History has shown us that curiosity killed the cat, skinned it and dissected it, says David Ansell

Elon Musk believes that making artificial intelligence “maximally curious” means that it would be “pro-humanity” (Elon Musk launches AI startup and warns of a ‘Terminator future’, 13 July). Before Mr Musk creates such an entity, perhaps he should visit some of the hallowed institutions of curiosity and reflect on how the “maximal curiosity” of previous self-appointed “higher/superior” intelligence has worked out historically for what it has been curious about: the display cabinets of pinned beetles, butterflies and moths; the jars of preserved and pickled dissected animals and animal foetuses; or the desecrated and mutilated “savages” whom Victorian colonialists, explorers and ethnographers put on display for “curious” crowds in museums, zoos and exhibitions.

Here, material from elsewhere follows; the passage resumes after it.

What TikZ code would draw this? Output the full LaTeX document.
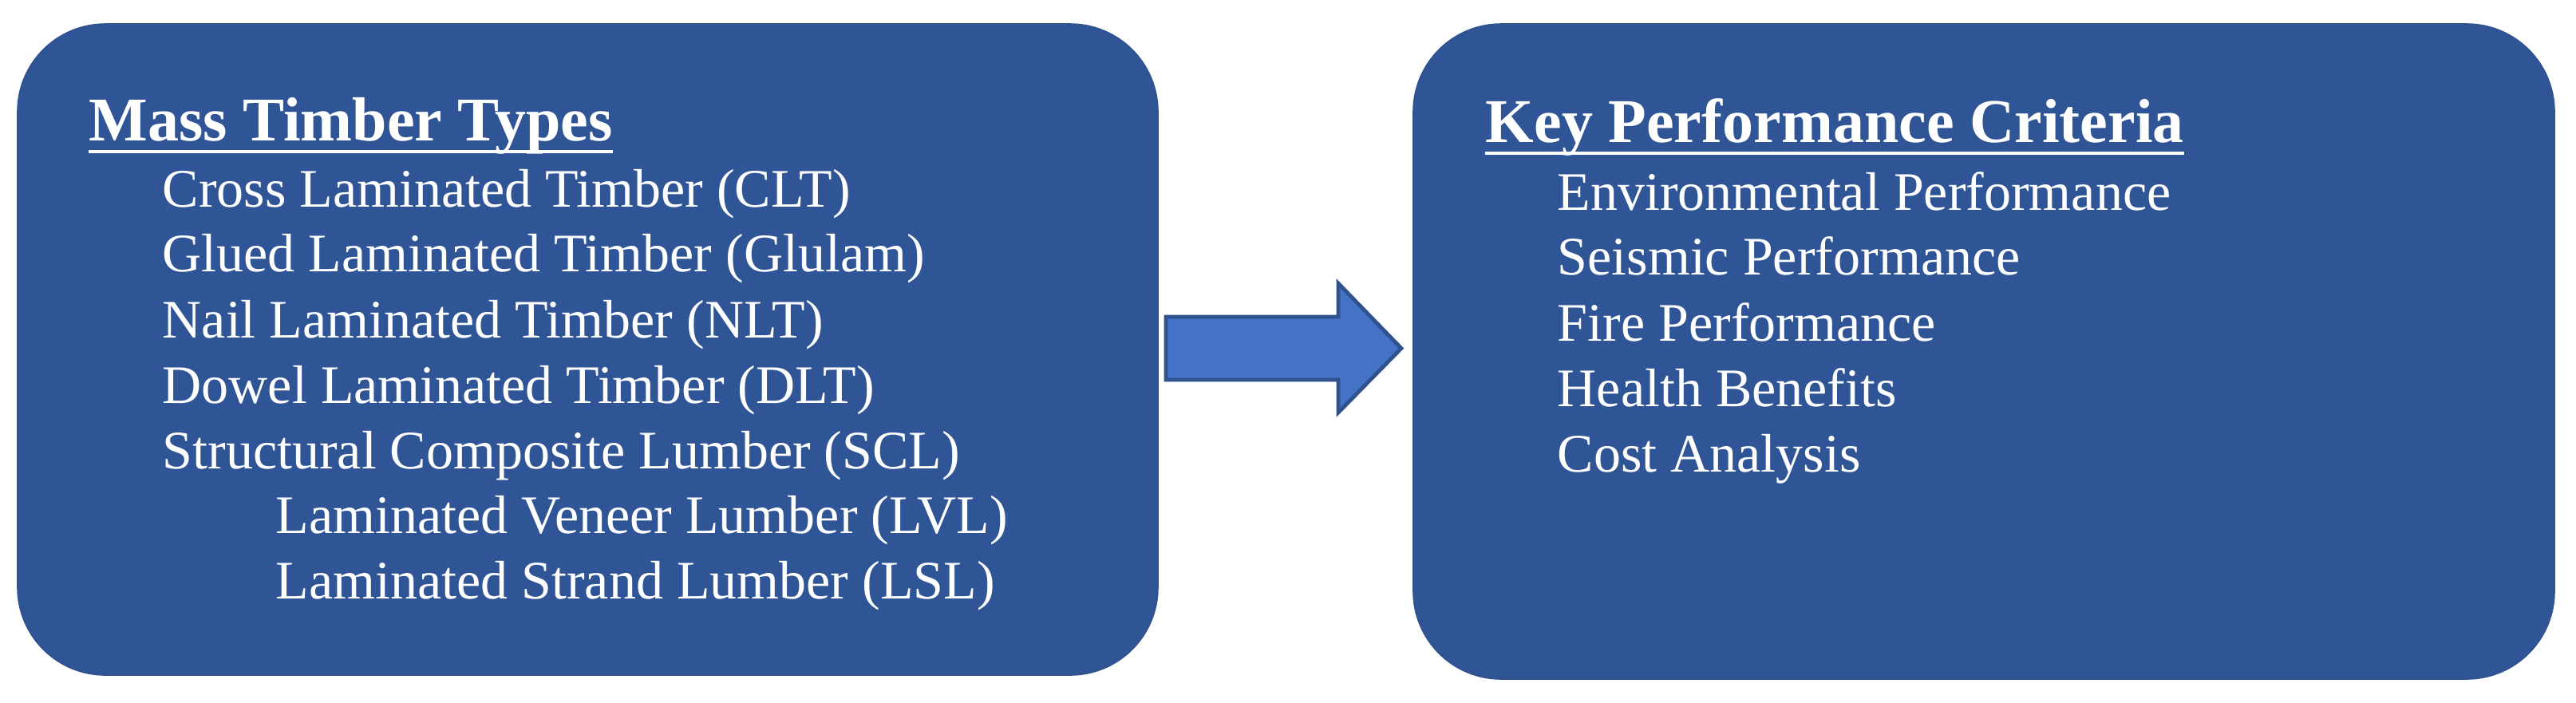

All culminating in Unit 731 and Dr Mengele’s “curiosity” about the limits of the physiology of “inferior beings”. Curiosity killed the cat, skinned it and dissected it.

But what do I know? I wasted my time studying “low-value” humanities at university when I should have been studying economics or perhaps philosophy, politics and economics, whose graduates have done so much recently to contribute to human happiness and progress in this country (Sunak to force English universities to cap numbers of students on ‘low-value’ degrees, 14 July).